Question

$$g(x)=\dfrac {5}{1+4x}-\dfrac {3}{1-2x}$$ State the range of values of $$x$$ for which the expansion of $$g(x)$$ is valid.

Answer

**step1** Understanding the function

The given function is $$g(x)=\dfrac {5}{1+4x}-\dfrac {3}{1-2x}$$. This function is expressed as the difference of two rational expressions.

**step2** Recognizing the form for series expansion

Each of the rational expressions, $$\dfrac {5}{1+4x}$$ and $$\dfrac {3}{1-2x}$$, can be expanded as a geometric series. A geometric series of the form $$\dfrac{a}{1-r}$$ converges if the absolute value of its common ratio, $$|r|$$, is less than 1.

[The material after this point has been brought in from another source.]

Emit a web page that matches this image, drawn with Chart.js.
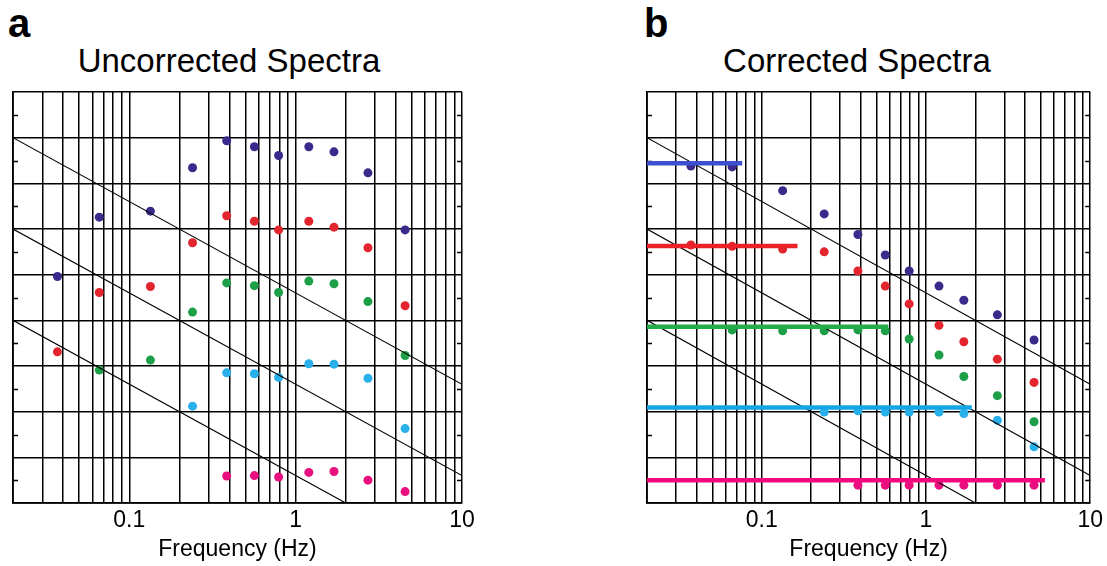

**step3** Determining the validity condition for the first term

For the first term, $$\dfrac {5}{1+4x}$$, we can rewrite it as $$5 \times \dfrac{1}{1-(-4x)}$$.
Here, the common ratio is $$-4x$$. For its series expansion to be valid, the absolute value of this common ratio must be less than 1.
So, we must have $$|-4x| < 1$$.

**step4** Solving the inequality for the first term

The inequality $$|-4x| < 1$$ simplifies to $$|4x| < 1$$.
This inequality means that $$-1 < 4x < 1$$.
To find the range for $$x$$, we divide all parts of the inequality by 4:
$$-\dfrac{1}{4} < x < \dfrac{1}{4}$$.

**step5** Determining the validity condition for the second term

For the second term, $$\dfrac {3}{1-2x}$$, the common ratio is $$2x$$. For its series expansion to be valid, the absolute value of this common ratio must be less than 1.
So, we must have $$|2x| < 1$$.

**step6** Solving the inequality for the second term

The inequality $$|2x| < 1$$ means that $$-1 < 2x < 1$$.
To find the range for $$x$$, we divide all parts of the inequality by 2:
$$-\dfrac{1}{2} < x < \dfrac{1}{2}$$.

**step7** Finding the common range of validity for the entire function

For the expansion of the entire function $$g(x)$$ to be valid, both individual series expansions must be valid simultaneously. This means $$x$$ must satisfy both conditions:
1. $$-\dfrac{1}{4} < x < \dfrac{1}{4}$$
2. $$-\dfrac{1}{2} < x < \dfrac{1}{2}$$
We need to find the intersection of these two intervals.
The interval $$(-\frac{1}{4}, \frac{1}{4})$$ means $$x$$ is between -0.25 and 0.25.
The interval $$(-\frac{1}{2}, \frac{1}{2})$$ means $$x$$ is between -0.5 and 0.5.
For $$x$$ to be in both intervals, it must be greater than the larger of the lower bounds ($$-0.25$$ vs $$-0.5$$) and less than the smaller of the upper bounds ($$0.25$$ vs $$0.5$$).
The larger lower bound is $$-\dfrac{1}{4}$$.
The smaller upper bound is $$\dfrac{1}{4}$$.
Therefore, the common range for $$x$$ is $$-\dfrac{1}{4} < x < \dfrac{1}{4}$$.

**step8** Stating the final range of values for validity

The expansion of $$g(x)$$ is valid for the range of values of $$x$$ where $$-\dfrac{1}{4} < x < \dfrac{1}{4}$$.